Know what you need to know

Identify the priorities among the strategic issues and information architecture. Be clear on how underlying assumptions are tested. Know which risks, financial and non-financial ratios, ESG metrics and performance indicators signal pressure points and interdependencies. 

Request to have the orientation process and site visits adjusted to meet your needs and to focus on the specific aspects of the business that you want to absorb in more depth. Consider how stakeholders see the organisation. Question how CEO performance, talent succession, incentives and culture are determined and embedded.

“I would recommend that you consider the purpose of the organisation and whether you can be proud of the organisation, consider your particular skills and strengths that you can contribute to add value to the board and its deliberations. I also suggest that you find out as much as you can about the organisation including legal, financial and risk due diligence. This will assist you in understanding the business, come up the learning curve and become an effective director.” Dr Marlene Kanga AM, FAICD, Chair and Non-Executive Director

Capitalise on initial meetings with the chair, other directors, sub-committee chairs, company secretary, CEO and c-suite to not only be across the details, dynamics, protocols and subtleties, but to start establishing relationships. Discussions with auditors or specialist advisors are useful.

Assess all you learn through both the strategic-tactical and future-present continuums. 

Navigate differences astutely

Each board member governs in their own way. Make a calculated choice about which capabilities to focus on while letting go of others. Afterall, the board is not the management team. Strategic decisions involve constructive tensions: growth or consolidation; artificial or human; social purpose or financial impact; disrupt or sustain; shareholder or stakeholder. Complexity and ambiguity require cognitive maps that can hold ‘boundary and pattern’, ‘enterprise and context’, ‘technical and adaptive’, ’independence and collegiality’.

“Think like a director (less like a manager) – develop your director mindset. You are there to provide value add as a director, not a quasi-manager. Understand the organisation’s services and where they fit in the service system(s). Be pragmatic as well as principled with governance. Appreciate governance is a journey.” Tony Nippard, GAICD, Chair and Non-Executive Director and facilitator on AICD’s Company Director course

Each chair leads in their own way. They set the tone, pace, energy, standards, expectations and norms on ‘how we work’ in meetings and outside the boardroom. This stems from their achievement drive, facilitation style, communication preferences, the levers they pull to steer the organisation, their intellect and individuality. Most make sure that wide-ranging viewpoints are heard, including from new directors. After initial meetings, seek feedback on whether your contributions resonated, helped focus thinking or improved decision-making. 

Being the different voice in the room requires resolve. Judgement is important. Not all decisions will go your way. If you plan to push boundaries, develop a style of doing so that brings others with you. Challenging too much creates defensiveness or deflects from what you aim to achieve. Conforming too often stifles ingenuity.

“Diversity of opinion is critical for a board. When an issue is fully discussed from multiple angles what often emerges are better ideas, new approaches and more robust governance decisions.
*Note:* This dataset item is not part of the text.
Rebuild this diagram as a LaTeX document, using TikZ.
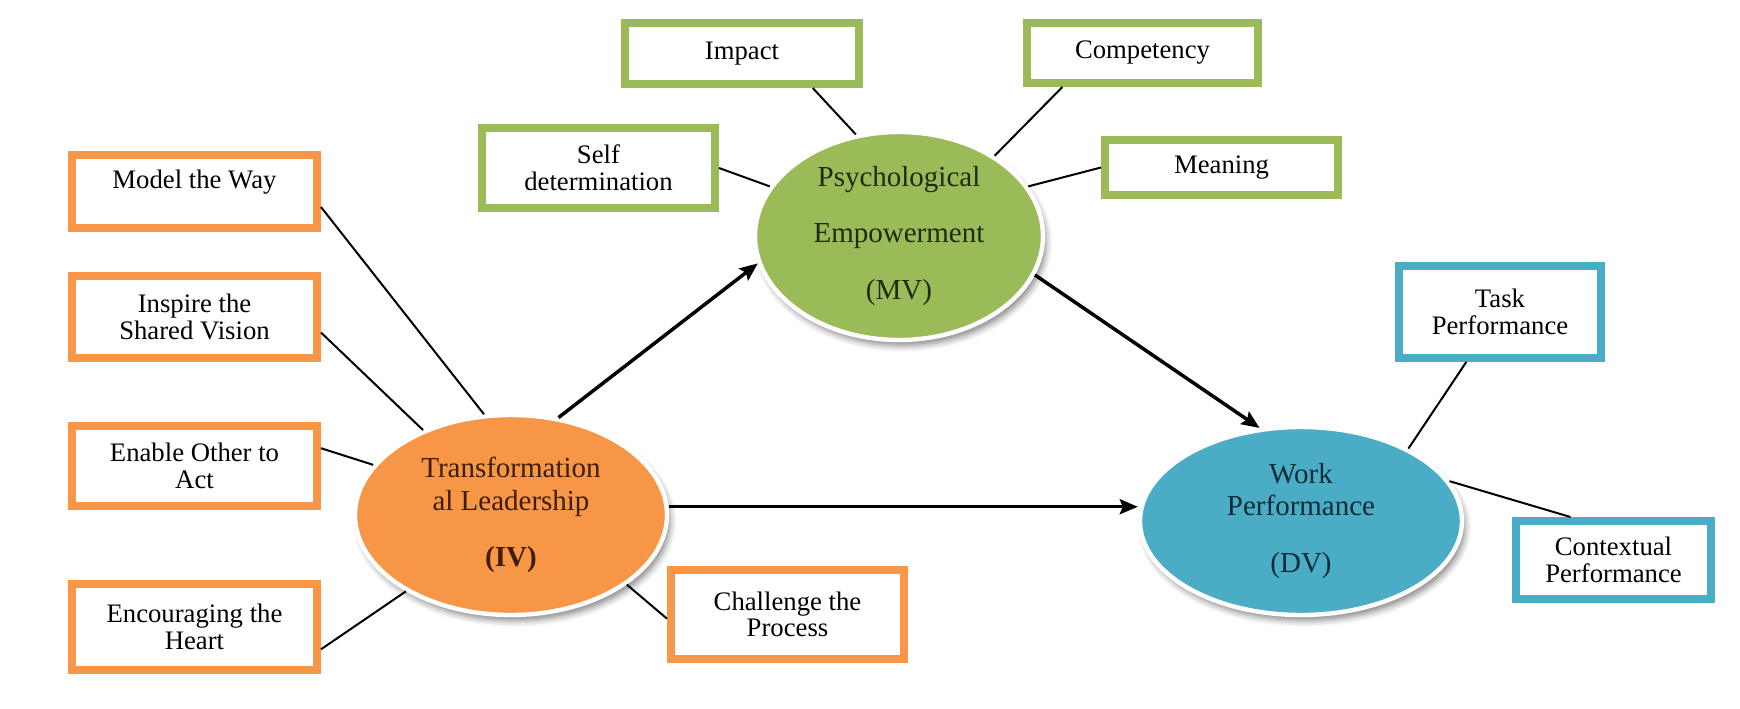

Even if you are inexperienced, be courageous as your thoughtful insights can still result in the board reaching far more effective outcomes.” Peter Lamell, FAICD, Chair and Non-Executive Director

While the outsider advantage gives a transient edge, awareness of what has happened, gained from previous minutes and papers, avoids unproductive conversations. Take a holistic view of the annual board calendar, activities and rhythms. They indicate if agenda items are adequately tuned to the future, why they occur or don’t occur at certain times and guides you on when to manoeuvre.

Apply multiple intelligences

The first few meetings can be arduous and board packs large, so be generous in the hours you set aside to read prior minutes, papers, reports – then make notes, look for interconnections, prepare mentally and plan questions. If you do need to request further information be timely, be clear and follow protocols. 

“Remember that you were chosen because you have something to offer. The biggest impact you will have is to contribute after you have listened carefully, sought understanding, and reflected. Don’t make this mistake of thinking you always have to have something to say. It isn’t a board of one.” Cassandra Kelly AM, Chair and Non-Executive Director

Be counterintuitive, look for ‘the why behind the why’, where strategic thinking was applied to strategic process, strategic choices and the grey spaces in between. Gather your own intelligence by setting alerts for company news, releases, social media and other related resources. The connection - or gaps - between the board and the company’s performance suggests further analysis. 

For each meeting decide what is the intention, what you want to achieve, what impression you want to make and what ideas or solutions to offer aligned to the strategic objective. Reread your notes and any key papers. 

Ask the right questions in the right way. Avoid statements or being prescriptive to encourage a dialogue that uncovers what is behind a decision or opinion. Observe how fellow directors probe and explore. Approach them to find out why they took a particular track and what they were looking for or attempting to delayer.

Sound Advice

Board capability is synergistic, assimilating what each director brings to the table and how each interacts. Sound advice to newly appointed directors is: be present, prepare well, draw on adaptive leadership skills, observe with several intelligences, listen deeply, get to know the board’s way of operating and contribute with clear value.